Date of Award
Doctor of Philosophy
Past research has confirmed that structural attributes of nations, as well as individual characteristics of people contribute to levels of fear of crime, across both nations and individuals. Specifically, in regard to the effects structural characteristics have on fear, gender equality has been shown to affect rates of rape, which in turn, affect women's fear of crime. Regarding individual-level determinants, age, income, education, whether one dwells in an urban or rural area, and prior victimization have been shown to have effects on fear.

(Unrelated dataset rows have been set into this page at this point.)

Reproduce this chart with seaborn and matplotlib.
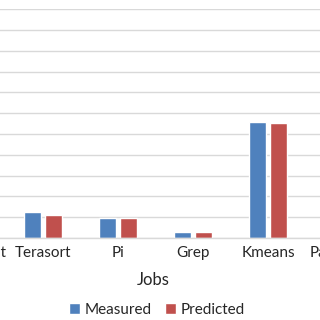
import pandas as pd
import numpy as np
import matplotlib.pyplot as plt
import seaborn as sns

# categories (edge ones are cut off in the picture, their bars are out of view)
jobs_all = ['Wordcount', 'Terasort', 'Pi', 'Grep', 'Kmeans', 'PageRank']
jobs = ['Terasort', 'Pi', 'Grep', 'Kmeans']
measured = [126, 95, 29, 557]
predicted = [111, 95, 28, 554]

df = pd.DataFrame({
    'Job': jobs * 2,
    'Time': measured + predicted,
    'Series': ['Measured'] * len(jobs) + ['Predicted'] * len(jobs),
})

sns.set_style('white')
plt.rcParams['font.family'] = ['Lato', 'DejaVu Sans']

fig = plt.figure(figsize=(3.2, 3.2), dpi=100)
# the chart is a crop of a wider figure, so the axes run past the edges
ax = fig.add_axes([-75 / 320, (320 - 238) / 320, 470 / 320, (238 - 9.3) / 320])

sns.barplot(data=df, x='Job', y='Time', hue='Series', order=jobs_all,
            palette=['#4F81BD', '#C0504D'], width=0.56, gap=0.19,
            saturation=1, ax=ax)

ax.set_xlim(-0.573, 5.693)
ax.set_xticks(range(len(jobs_all)))
ax.set_xticklabels(jobs_all)
ax.set_ylim(0, 1100)
ax.set_yticks(np.arange(0, 1101, 100))
ax.set_yticklabels([])
ax.yaxis.grid(True, color='#D9D9D9', linewidth=1.0)
ax.set_axisbelow(True)
for s in ['top', 'left', 'right']:
    ax.spines[s].set_visible(False)
ax.spines['bottom'].set_color('#D9D9D9')
ax.spines['bottom'].set_linewidth(1.0)
ax.tick_params(axis='both', length=0)
ax.tick_params(axis='x', labelsize=11, colors='#262626', pad=6)
ax.set_ylabel('')
ax.set_xlabel('Jobs', fontsize=12, color='#262626')
ax.xaxis.set_label_coords((153 + 75) / 470, -34 / 228.7)

ax.legend(loc='center', bbox_to_anchor=(157 / 320, 10 / 320), bbox_transform=fig.transFigure,
          ncol=2, frameon=False, fontsize=11, handlelength=0.7, handleheight=0.7,
          handletextpad=0.3, columnspacing=0.9, labelcolor='#262626')

plt.savefig('out.png', dpi=100)
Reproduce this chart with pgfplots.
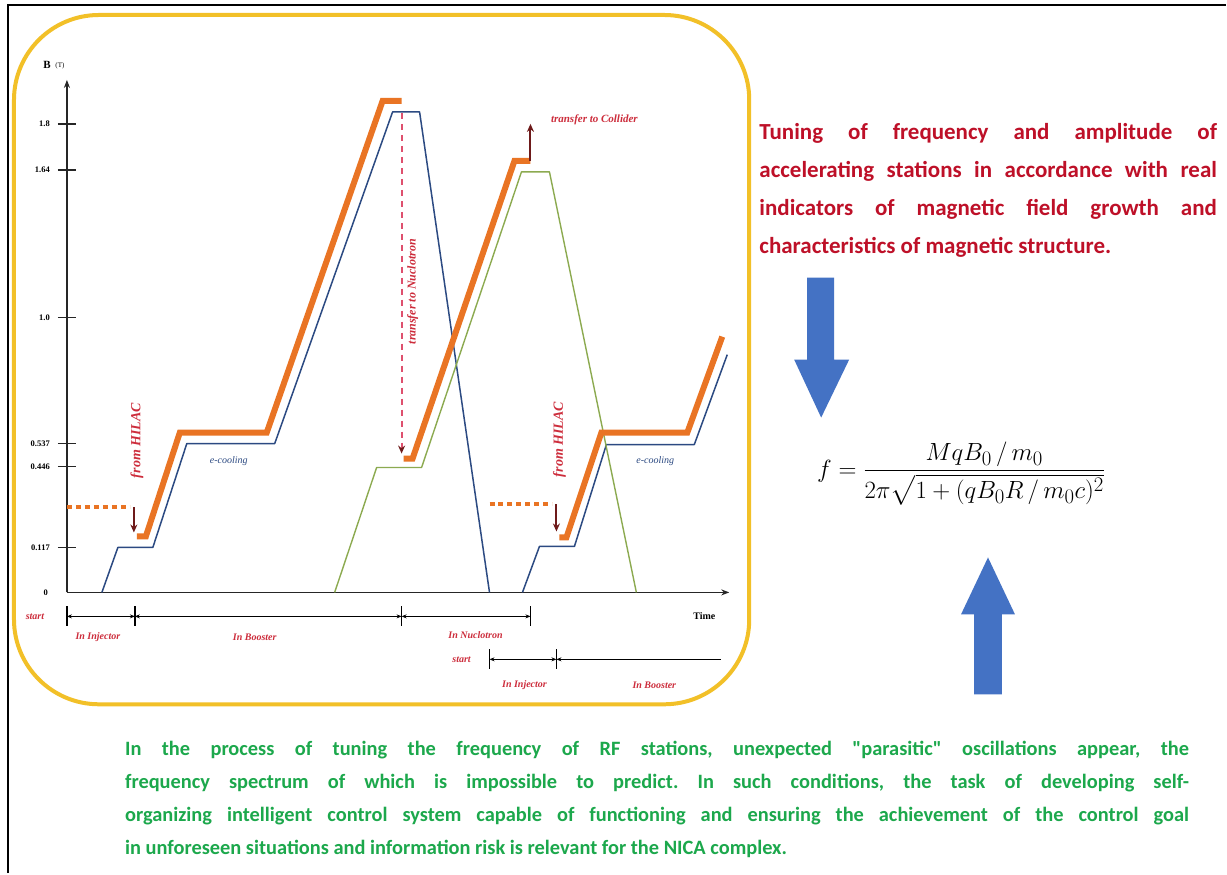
\documentclass[border=0pt]{standalone}
\usepackage{fontspec}
\setmainfont{Carlito}[Ligatures=TeXOff]
\newfontfamily\serif{Liberation Serif}
\usepackage{amsmath}
\usepackage{pgfplots}
\pgfplotsset{compat=1.18}
\usetikzlibrary{arrows.meta}
\frenchspacing

\definecolor{ygold}{RGB}{242,192,40}
\definecolor{corange}{RGB}{233,116,36}
\definecolor{cblue}{RGB}{44,74,130}
\definecolor{cgreen}{RGB}{140,170,80}
\definecolor{redtxt}{RGB}{190,16,40}
\definecolor{grntxt}{RGB}{28,168,76}
\definecolor{arrblue}{RGB}{68,114,196}
\definecolor{lblred}{RGB}{205,45,60}
\definecolor{brown}{RGB}{110,26,26}
\definecolor{dashpink}{RGB}{222,80,110}

\begin{document}
\begin{tikzpicture}
\begin{axis}[width=1227pt, height=874pt, scale only axis,
  xmin=0, xmax=1227, ymin=0, ymax=874, y dir=reverse,
  hide axis, clip=false, unbounded coords=jump]

\fill[white] (axis cs:0,0) rectangle (axis cs:1227,874);

% outer frame and yellow panel
\addplot[black, line width=2.5pt] coordinates {(8,874)(8,5)(1227,5)};
\draw[ygold, line width=4pt, rounded corners=85pt] (axis cs:14,15) rectangle (axis cs:750,705);

% chart axes
\addplot[black!85, line width=1.6pt, -{Stealth[length=8pt,width=6pt]}] coordinates {(67,593)(67,80)};
\addplot[black!85, line width=1.6pt, -{Stealth[length=8pt,width=6pt]}] coordinates {(67,593)(730,593)};
\addplot[black!85, line width=1.6pt] coordinates {
  (58,124)(76,124) (nan,nan) (58,170)(76,170) (nan,nan) (58,318)(76,318) (nan,nan)
  (58,444)(76,444) (nan,nan) (58,467)(76,467) (nan,nan) (58,548)(76,548)};

% tick labels
\begin{scope}[every node/.style={anchor=east, inner sep=0, font=\serif\bfseries\fontsize{8.5}{9}\selectfont}]
\node at (axis cs:50,124) {1.8};
\node at (axis cs:50,170) {1.64};
\node at (axis cs:50,318) {1.0};
\node at (axis cs:50,444) {0.537};
\node at (axis cs:50,467) {0.446};
\node at (axis cs:50,548) {0.117};
\node at (axis cs:48,593) {0};
\end{scope}
\node[font=\serif\bfseries\fontsize{11}{12}\selectfont] at (axis cs:47,65) {B};
\node[font=\serif\fontsize{7}{8}\selectfont] at (axis cs:60,66) {(T)};
\node[font=\serif\bfseries\fontsize{10}{11}\selectfont] at (axis cs:705,617) {Time};

% cycles
\addplot[cblue, line width=1.5pt, line join=round] coordinates {
  (102,593)(118,548)(153,548)(187,444)(275,444)(393,112)(420,112)(490,593)};
\addplot[cblue, line width=1.5pt, line join=round] coordinates {
  (523,593)(540,547)(575,547)(607,445)(695,445)(728,355)};
\addplot[cgreen, line width=1.4pt, line join=round] coordinates {
  (335,593)(377,468)(422,468)(522,172)(550,172)(637,593)};
\addplot[corange, line width=6pt, line join=miter] coordinates {
  (137,537)(146,537)(180,433)(267,433)(383,101)(402,101)};
\addplot[corange, line width=6pt, line join=miter] coordinates {
  (404,459)(413,459)(515,161)(531,161)};
\addplot[corange, line width=6pt, line join=miter] coordinates {
  (560,538)(567,538)(602,433)(688,433)(723,337)};
\addplot[corange, line width=4pt, dash pattern=on 5pt off 4pt] coordinates {(67,508)(130,508)};
\addplot[corange, line width=4pt, dash pattern=on 5pt off 4pt] coordinates {(490,505)(553,505)};

% transfer arrows
\addplot[brown, line width=2pt, -{Stealth[length=8pt,width=7pt]}] coordinates {(134,508)(134,533)};
\addplot[brown, line width=2pt, -{Stealth[length=8pt,width=7pt]}] coordinates {(557,505)(557,532)};
\addplot[brown, line width=2pt, -{Stealth[length=8pt,width=7pt]}] coordinates {(531,161)(531,124)};
\addplot[dashpink, line width=2pt, dash pattern=on 6pt off 5pt, -{Stealth[length=8pt,width=7pt,brown]}] coordinates {(402,113)(402,454)};

% chart labels
\begin{scope}[every node/.style={inner sep=0, text=lblred, font=\serif\bfseries\itshape\fontsize{10}{11}\selectfont}]
\node[rotate=90, font=\serif\bfseries\itshape\fontsize{14}{15}\selectfont] at (axis cs:137,441) {from HILAC};
\node[rotate=90, font=\serif\bfseries\itshape\fontsize{14}{15}\selectfont] at (axis cs:560,440) {from HILAC};
\node[rotate=90, font=\serif\bfseries\itshape\fontsize{12}{13}\selectfont] at (axis cs:413,292) {transfer to Nuclotron};
\node[font=\serif\bfseries\itshape\fontsize{11}{12}\selectfont] at (axis cs:595,120) {transfer to Collider};
\node at (axis cs:35,617) {start};
\node at (axis cs:98,638) {In Injector};
\node at (axis cs:255,638) {In Booster};
\node at (axis cs:476,636) {In Nuclotron};
\node at (axis cs:462,660) {start};
\node at (axis cs:525,686) {In Injector};
\node at (axis cs:655,686) {In Booster};
\end{scope}
\node[inner sep=0, text=cblue, font=\serif\itshape\fontsize{10}{11}\selectfont] at (axis cs:229,462) {e-cooling};
\node[inner sep=0, text=cblue, font=\serif\itshape\fontsize{10}{11}\selectfont] at (axis cs:656,462) {e-cooling};

% time lines
\addplot[black, line width=1.3pt, {Stealth[length=5pt,width=4pt]}-{Stealth[length=5pt,width=4pt]}] coordinates {(67,617)(135,617)};
\addplot[black, line width=1.3pt, {Stealth[length=5pt,width=4pt]}-{Stealth[length=5pt,width=4pt]}] coordinates {(135,617)(402,617)};
\addplot[black, line width=1.3pt, {Stealth[length=5pt,width=4pt]}-{Stealth[length=5pt,width=4pt]}] coordinates {(402,617)(531,617)};
\addplot[black, line width=1.3pt, {Stealth[length=5pt,width=4pt]}-{Stealth[length=5pt,width=4pt]}] coordinates {(490,660)(557,660)};
\addplot[black, line width=1.3pt, {Stealth[length=5pt,width=4pt]}-] coordinates {(557,660)(722,660)};
\addplot[black, line width=1.6pt] coordinates {
  (67,607)(67,627) (nan,nan) (135,607)(135,627) (nan,nan) (402,607)(402,627) (nan,nan) (531,607)(531,627)
  (nan,nan) (490,650)(490,670) (nan,nan) (557,650)(557,670)};

% blue block arrows
\addplot[fill=arrblue, draw=none] coordinates {
  (808,278)(835,278)(835,360)(850,360)(822,418)(795,360)(808,360)} -- cycle;
\addplot[fill=arrblue, draw=none] coordinates {
  (975,695)(1003,695)(1003,615)(1016,615)(989,558)(962,615)(975,615)} -- cycle;

% formula
\node[inner sep=0, font=\fontsize{31}{36}\selectfont] at (axis cs:962,474)
  {$f=\dfrac{MqB_0\,/\,m_0}{2\pi\sqrt{1+(qB_0R\,/\,m_0c)^2}}$};

% texts
\node[anchor=north west, inner sep=0, text width=458pt, align=justify, text=redtxt,
  font=\bfseries\fontsize{23}{38}\selectfont] at (axis cs:760,123)
  {Tuning of frequency and amplitude of\linebreak accelerating stations in accordance with real\linebreak indicators of magnetic field growth and\linebreak characteristics of magnetic structure.};
\node[anchor=north west, inner sep=0, text width=1065pt, align=justify, text=grntxt,
  font=\bfseries\fontsize{20.4}{33}\selectfont] at (axis cs:125,742)
  {In the process of tuning the frequency of RF stations, unexpected "parasitic" oscillations appear, the\linebreak frequency spectrum of which is impossible to predict. In such conditions, the task of developing self-\linebreak organizing intelligent control system capable of functioning and ensuring the achievement of the control goal\linebreak in unforeseen situations and information risk is relevant for the NICA complex.};
\end{axis}
\end{tikzpicture}
\end{document}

This dissertation set out to answer several research questions related to prior findings: 1) How does gender equality affect women's fear of crime across nations?; 2) Does gender equality have a direct effect on women's fear, or is this effect mediated by national rape rates?; 3) How do structural characteristics other than gender equality affect women's fear of crime?; and last, 4) How do individual characteristics affect women's fear of crime? Using data from various sources, including the International Criminal Victimization Survey, the World Values Survey, the United Nations, and the World Bank (total N=20 nations and 17,384 individuals), I assessed the aforementioned research questions using multilevel modeling. Overall, findings indicate that individual-level characteristics did a better job than structural context in predicting women's fear of crime across various nations. Possible explanations for these findings are discussed in the final chapter.